Played by Danny Huston, the sleazy attaché from The Constant Gardener, Arthur is described as “a monster, an abomination” and is blamed for the killing of a settler family, including the rape and murder of a pregnant woman. He’s believed to be hiding in Queensland, a forbidding territory populated by hostile Aborigines that Stanley’s troops refuse to enter. Charlie accepts the deal.
Written by Nick Cave, a prolific Australian rock musician, composer and author who finished his first attempt at a screenplay in three weeks, and directed with epic aspirations by John Hillcoat, The Proposition starts out beautifully. Weathered yellow photographs from the 19th century go by as “There Is A Happy Land” fills the soundtrack, sung by a child and accompanied by an old-time fiddle.
Hillcoat throws us right into a siege with a harshness ripped from the playbook of Sam Peckinpah. We’re treated to Pearce and Winstone – two of the strongest male presences working in film today – squaring off against each other.
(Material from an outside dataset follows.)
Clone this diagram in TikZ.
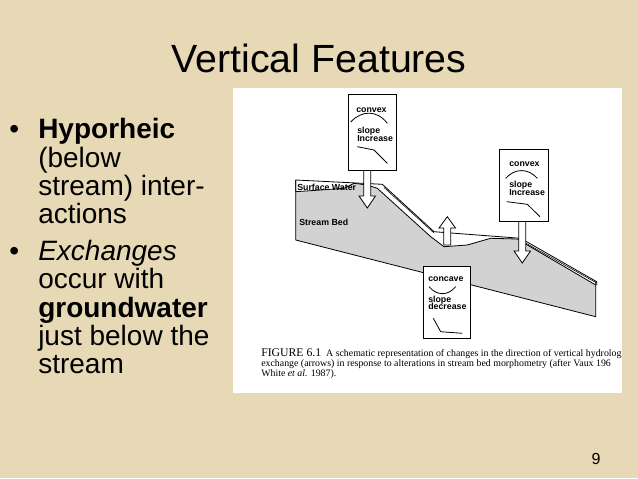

French director of photography Benoit Delhomme’s lighting in anamorphic widescreen is also powerful, with exterior shots that seem to bend under the intense heat of the Outback.
Added in this mix is the novel concept of an Australian western, with Aborigine “blacks” substituted for Indians, and the inclusion of Emily Watson (playing Winstone’s wife) and John Hurt, playing a poetry spouting English bounty hunter, in the Olympic cast.
All this potential evaporates seven minutes into the film. Once Pearce sets off on his rugged journey and the story should kick in, it becomes clear neither Cave nor Hillcoat are up for any heavy lifting. Yes, there are outstanding performances, strong images and interesting ideas floating around here, but they meander along at the service of an allegorical western or even worse, an art film. Larry McMurtry this ain’t.
There’s too much of Emily Watson and the strained domestic scenes she has to play out, and not nearly enough of Pearce, Huston (a son of director John Huston’s) and John Hurt dueling against the Outback. These are desperate men wandering in a bitter landscape, but Cave is most keen on having them stare off into sunsets and ponder their existence.
In fact, I really hated this movie. It had so much going for it, but the script doesn’t have the weight to follow through on its promise. There’s still a great Australian western to be made about how the country was settled, and the role of its convicts, outlaws and bushrangers in that history. But avoid watching this one unless you want to be bored out of your mind.











2 responses so far ↓
1 Jose // Oct 15, 2006 at 5:53 pm
Yeah, this movie had potential but was pretty shallow in the end.
2 Joe Valdez // Oct 16, 2006 at 6:48 pm
Keep up your great work over at Choking On Popcorn, Jose. You’re a sea of sanity amid fanboys run amok.